Got a skip on Friday for a long weekend clean up. It feels like we are getting ready to move house, even though we aren't. Also, its a bit of a worry when you nearly fill a skip and still think parts of the house look a bit cluttered. But it is still only 2/3 full.
I'm pretty sure people have no idea how heavy old upright pianos can be. The one which I have spent 2 days trying to figure out how to get into the skip was taken by my wife off a friend who was wanting to get rid of it, in the hope that it might be repairable. (I was always sure it wasn't, at anything like a reasonable cost, and I was right.) Hence it has been used as a (feels like) one tonne, immoveable shelf for something like 20 years. I was more than happy to try to dispose of it.
It was a challenge: lots of unscrewing, sawing, spannering, kicking, and failed attempts to cut piano wire, which is extraordinary tough stuff.
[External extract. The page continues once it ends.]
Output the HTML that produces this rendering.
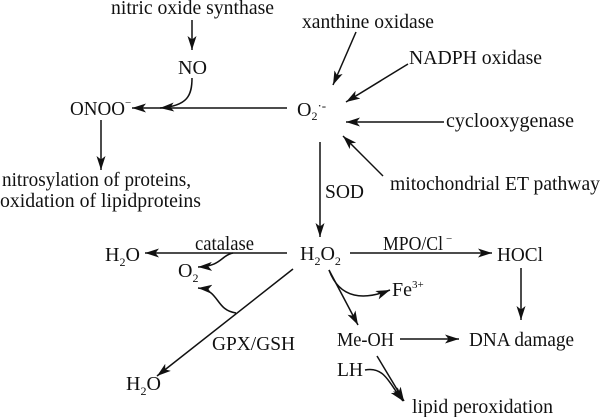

Despite all of this, the extremely heavy cast iron (or whatever it is) harp like heart of it, still attached to the solidly built wood back, is lying flat on the ground in front of the house, behind a bush, waiting to see if I can figure out a way to drag it the last 5 metres to the skip (not to mention how to lift it into it.)
I'm seriously thinking of setting the wood alight, since if it was the metal alone it might be more easily handled. This is probably illegal. It might also alarm the neighbours, too. But really, I'm running out of options.
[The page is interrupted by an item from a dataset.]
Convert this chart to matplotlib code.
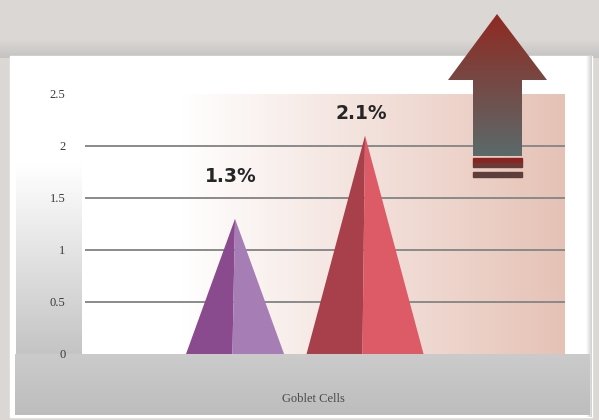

I've always thought that taking apart a piano would feel a little uncomfortably wrong in some sense, like killing an animal. (It certainly makes a lot of noise.) But I'm pretty much over that. If any animal worth eating was shaped like a piano, I wouldn't hesitate.
Speaking of eating animals, I did a lot of it on Sunday, at a very authentic charcoal yakiniku place in the city. It made me think: while I have long been sceptical that lab grown meat is going to easily be made structurally into something that would have a realistic steak texture, perhaps there is a better chance of gluing cells together into a thin slice such as is used most commonly in yakiniku. But then again, it's going to be hard to do the fat in wagyu meat, thin slice or not.
Gah, I think I have a splinter in my hand from that piano. Its revenge, no doubt.